Start by calling your bank’s fraud department immediately. The bank will cancel the compromised card, issue a replacement, and open a formal dispute. Under federal rules, if the bank needs more than 10 business days to investigate your claim, it must provisionally credit the disputed amount back to your account while the investigation continues. The bank then has up to 45 days total to finish the investigation, or up to 90 days for point-of-sale debit transactions, international transfers, or transactions within 30 days of a new account’s first deposit.4Consumer Financial Protection Bureau. 12 CFR 1005.11 – Procedures for Resolving Errors

If the unauthorized charges suggest someone has your personal information beyond just the card number, file an identity theft report at IdentityTheft.gov, which is the federal government’s central reporting and recovery tool. The site generates a personalized recovery plan with checklists and sample letters you can send to creditors. You can also place a free fraud alert on your credit reports. An initial alert lasts one year and requires creditors to take extra steps to verify your identity before opening new accounts in your name. If you’ve filed an identity theft report, you can request an extended alert that lasts seven years.5Federal Trade Commission. Report Identity Theft

Recurring Payments After a Card Replacement

Here’s the practical headache most people don’t think about until it hits them: when your bank cancels a compromised card and issues a new one with a different number, every recurring payment tied to the old card is at risk of failing. Subscriptions, utility autopay, insurance premiums, gym memberships — anything set to charge the old number will decline on the next billing cycle.

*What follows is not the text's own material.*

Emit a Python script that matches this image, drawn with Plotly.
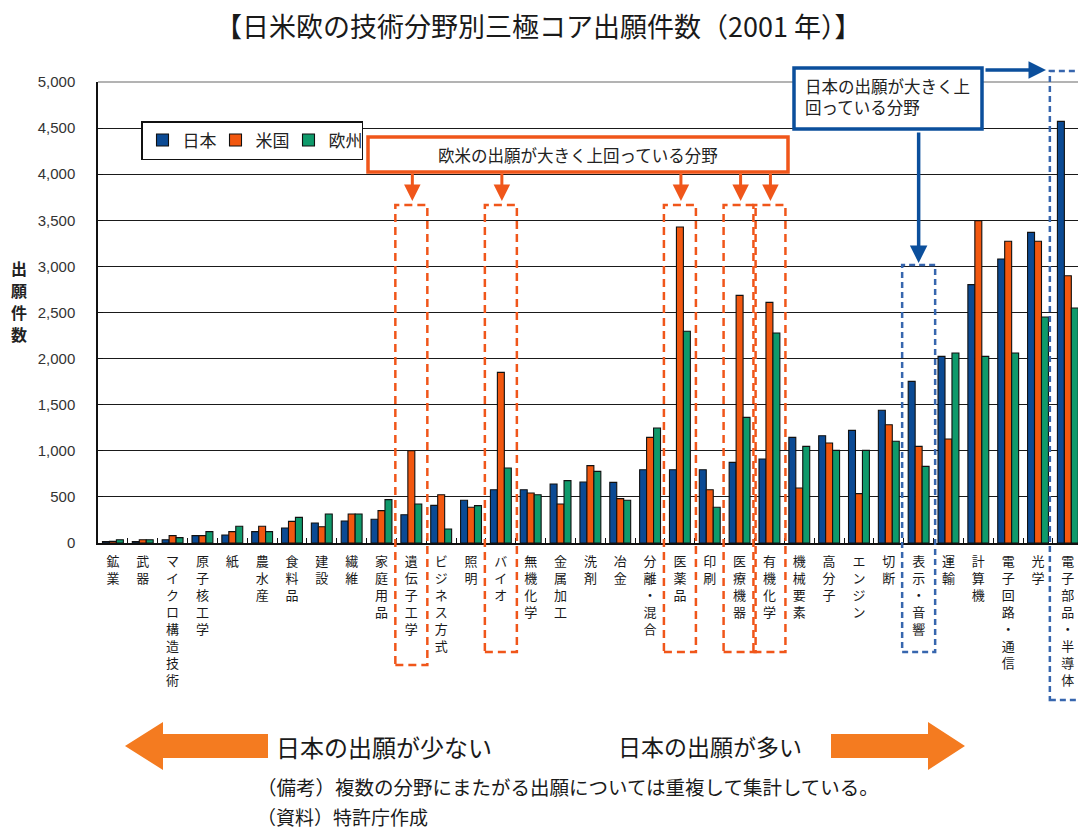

Card networks run updater services (Visa Account Updater and Mastercard’s Automatic Billing Updater) that automatically push your new card details to participating merchants, so some subscriptions will transition seamlessly without you lifting a finger. But not every merchant participates in these services, and the updates don’t always happen before your next billing date. The safest approach is to make a list of every recurring charge on your old card and manually update each one with the new card number. Missing a payment on something like insurance or a loan can trigger late fees or a lapse in coverage, and those consequences land on you, not on the fraudster who caused the card replacement.

Preventing Future Fraud Declines

You can’t eliminate fraud declines entirely — they exist because they work — but you can reduce false positives. Keep your billing address and phone number current with your bank so the Address Verification System and SMS alerts function correctly. Enable push notifications in your bank’s mobile app, which lets you approve flagged transactions in seconds instead of sitting on hold with the fraud department. If you’re planning a large purchase that’s well outside your normal spending range, some issuers let you set a temporary spending increase through the app.

For travel, update your contact information rather than relying on a travel notification. Many issuers no longer accept travel notices because their fraud models have evolved past needing them. What they do still need is a way to reach you quickly, so make sure the phone number on your account is one you’ll actually answer while abroad. Using your card at a recognizable chain store or ATM in the first day of travel also helps the algorithm learn your location pattern faster than jumping straight to a small local vendor the system has never seen.